La première consiste à réguler de manière à la fois souple (pour permettre l’innovation de service) et ferme les émergences de l’économie digitale, avec une ligne de conduite claire : pas de modèle économique fondé sur la marchandisation du travail, l’évasion fiscale ou sociale, ou encore la non rémunération du capital utilisé.

La seconde, plus positive, consiste à explorer systématiquement les combinaisons permises par la digital, entre comportements individuels et enjeux sociétaux.

Une voie consiste à mobiliser les technologies du digital et de la réalité augmentée, au service des comportements collectifs : économie circulaire, économie sociale et solidaire, santé et hygiène de vie. L’efficacité y repose sur la conjonction d’un outil (le vecteur digital) et d’un accompagnement / incitation à son usage, par des acteurs associatifs ou coopératifs. C’est là une forte réorientation culturelle pour des sociétés structurées par une individualisation néolibérale depuis un bon tiers de siècle…

S’appuyer sur un tissu revivifié et encouragé d’associations et d’initiatives collectives, justifierait de réfléchir à nouveau aux formes de partage du temps de travail, et de statut de l’actif, venant relayer la seule dualité « salariat à temps plein – inactivité forcée ».

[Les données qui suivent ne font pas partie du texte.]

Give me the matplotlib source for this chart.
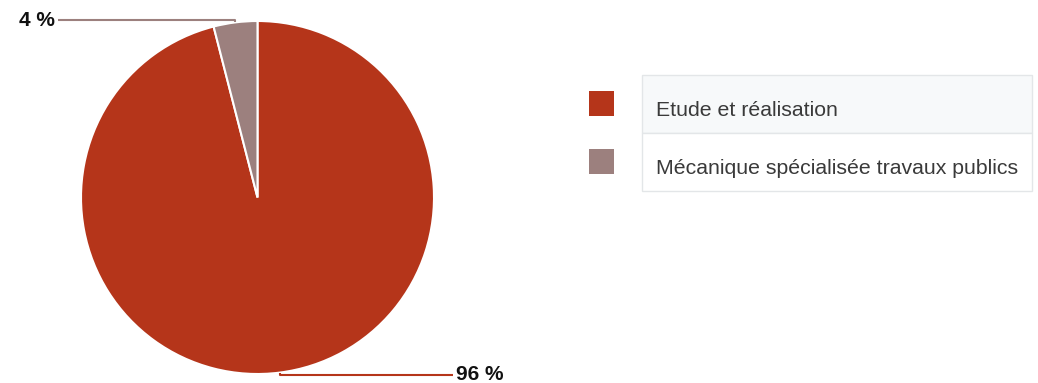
import matplotlib.pyplot as plt
import numpy as np
from matplotlib.patches import Rectangle

# data
labels = ["Etude et réalisation", "Mécanique spécialisée travaux publics"]
values = [96, 4]
colors = ["#b5351a", "#9c807e"]
pct_text = ["96 %", "4 %"]

W, H = 1038, 383
fig = plt.figure(figsize=(W / 100, H / 100), dpi=100)
ax = fig.add_axes([0, 0, 1, 1])

# pie in pixel-like data coords (y up)
cx, cy, r = 257.5, H - 197.5, 176.5
wedges, _ = ax.pie(
    values,
    colors=colors,
    startangle=90,
    counterclock=False,
    center=(cx, cy),
    radius=r,
    wedgeprops=dict(edgecolor="white", linewidth=1.5),
)
ax.set_xlim(0, W)
ax.set_ylim(0, H)
ax.set_aspect("equal")
ax.axis("off")

# leader lines + percentage labels
for w, txt, col in zip(wedges, pct_text, colors):
    mid = np.deg2rad((w.theta1 + w.theta2) / 2)
    px, py = cx + r * np.cos(mid), cy + r * np.sin(mid)
    if py > cy:
        ly = py + 2
        lx = 58
        ax.plot([px, px, lx], [py, ly, ly], color=col, lw=1.5, solid_capstyle="butt")
        ax.text(lx - 3, ly, txt, ha="right", va="center", fontsize=15,
                fontweight="bold", family="Liberation Sans", color="#111111")
    else:
        ly = py - 2
        lx = 453
        ax.plot([px, px, lx], [py, ly, ly], color=col, lw=1.5, solid_capstyle="butt")
        ax.text(lx + 3, ly, txt, ha="left", va="center", fontsize=15,
                fontweight="bold", family="Liberation Sans", color="#111111")

# legend table
x0, x1 = 642, 1032
row_h = 58
top = 75
for i, (lab, col) in enumerate(zip(labels, colors)):
    y_top = top + i * row_h
    face = "#f7f9fa" if i == 0 else "white"
    ax.add_patch(Rectangle((x0, H - y_top - row_h), x1 - x0, row_h,
                           facecolor=face, edgecolor="#e3e6e8", lw=1))
    ax.add_patch(Rectangle((589, H - y_top - 16 - 25), 25, 25,
                           facecolor=col, edgecolor="none"))
    ax.text(656, H - y_top - row_h / 2 - 6, lab, ha="left", va="center",
            fontsize=15.3, family="Liberation Sans", color="#3a3a3a")

fig.savefig("out.png", dpi=100)
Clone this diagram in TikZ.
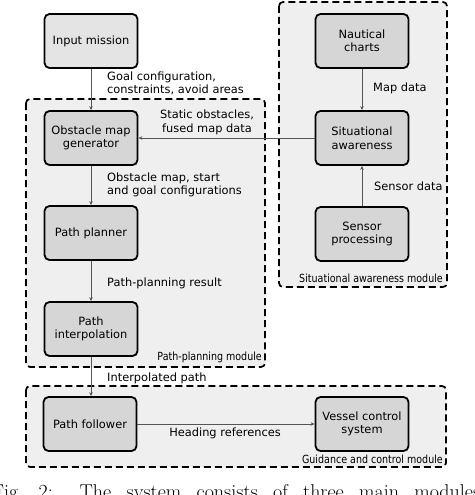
\documentclass[tikz,border=0pt]{standalone}
\usepackage{fontspec}
\usepackage{xcolor}
\usetikzlibrary{arrows.meta}

\newfontfamily\boxfont{DejaVu Sans}
\newfontfamily\condfont[FakeStretch=0.85]{DejaVu Sans}

\definecolor{boxgray}{HTML}{D6D6D6}
\definecolor{inputgray}{HTML}{E4E4E4}
\definecolor{modgray}{HTML}{EFEFEF}
\definecolor{linegray}{HTML}{555555}

\tikzset{
  block/.style={draw, line width=1.8pt, rounded corners=5pt, fill=boxgray,
    minimum width=93pt, minimum height=54pt, align=center,
    font=\boxfont\fontsize{11.4}{13.5}\selectfont},
  module/.style={draw, line width=1.7pt, dash pattern=on 7pt off 4pt,
    rounded corners=4pt, fill=modgray},
  flow/.style={draw=linegray, line width=1pt, -{Stealth[length=4pt,width=3.5pt]}},
  lbl/.style={font=\boxfont\fontsize{11.4}{13.5}\selectfont, align=left, inner sep=0pt},
  modlbl/.style={font=\condfont\fontsize{11.2}{13}\selectfont, inner sep=0pt, anchor=east},
}

\begin{document}
\begin{tikzpicture}[x=1pt, y=-1pt]
    \useasboundingbox (0,0) rectangle (474,495);

    % Modules
    \path[module] (26,99) rectangle (265,367);
    \path[module] (279,2) rectangle (447,287);
    \path[module] (26,386) rectangle (446,467);
    \node[modlbl] (pathmodlbl) at (262,357) {Path-planning module};
    \node[modlbl] (sitmodlbl) at (443,278) {Situational awareness module};
    \node[modlbl] (guidmodlbl) at (443,459) {Guidance and control module};

    % Blocks
    \node[block, fill=inputgray] (input) at (91,41) {Input mission};
    \node[block] (obsmap) at (91,138) {Obstacle map\\generator};
    \node[block] (planner) at (91,233) {Path planner};
    \node[block] (interp) at (91,329) {Path\\interpolation};
    \node[block] (follower) at (90,424) {Path follower};
    \node[block] (vessel) at (362,424) {Vessel control\\system};
    \node[block] (charts) at (362,41) {Nautical\\charts};
    \node[block] (sitaw) at (362,138) {Situational\\awareness};
    \node[block] (sensor) at (362,234) {Sensor\\processing};

    % Edges
    \draw[flow] (input) -- (obsmap);
    \draw[flow] (sitaw) -- (obsmap);
    \draw[flow] (obsmap) -- (planner);
    \draw[flow] (planner) -- (interp);
    \draw[flow] (interp) -- (interp |- follower.north);
    \draw[flow] (follower) -- (vessel);
    \draw[flow] (charts) -- (sitaw);
    \draw[flow] (sensor) -- (sitaw);

    % Edge labels
    \node[lbl, anchor=west] (goallbl) at (107,83.5) {Goal configuration,\\constraints, avoid areas};
    \node[lbl, align=center] (staticlbl) at (207,122.5) {Static obstacles,\\fused map data};
    \node[lbl, anchor=west] (startlbl) at (107,185) {Obstacle map, start\\and goal configurations};
    \node[lbl, anchor=west] (resultlbl) at (107,283) {Path-planning result};
    \node[lbl, anchor=west] (interplbl) at (107,378) {Interpolated path};
    \node[lbl] (headlbl) at (225,433) {Heading references};
    \node[lbl, anchor=west] (maplbl) at (373,88) {Map data};
    \node[lbl, anchor=west] (sensorlbl) at (374,186) {Sensor data};

    % Caption (cut by the page edge)
    \node[anchor=base west, inner sep=0pt, font=\fontsize{20}{22}\selectfont] (caption) at (-8,498)
        {\makebox[488pt][s]{Fig.\ 2: The system consists of three main modules}};

\end{tikzpicture}
\end{document}
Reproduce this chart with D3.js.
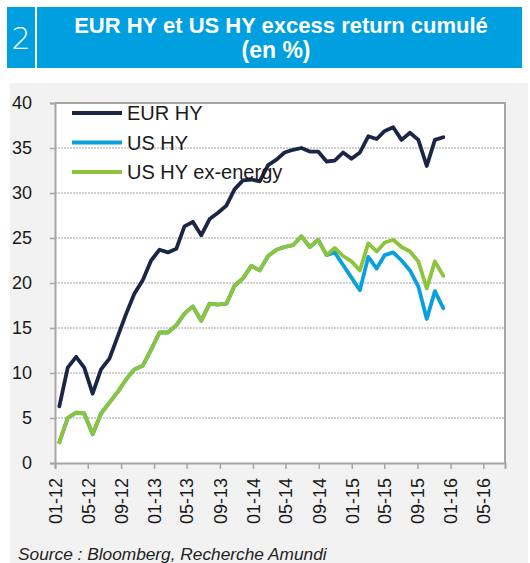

Enfin, sur le point essentiel de l’automatisation accrue du travail, appliquée cette fois aux tâches intellectuelles routinières, et aux fonctions de programmation et d’interconnexion, l’optimisation d’un compromis supposerait sur un mouvement de relocalisation partielle de productions, de plus en plus personnalisées, et réalisées à la demande et non plus en grande série. Les technologies de l’usine du futur, et de la fabrication additive (impression 3D), ouvrent des perspectives en la matière, qui méritent d’être prises au sérieux.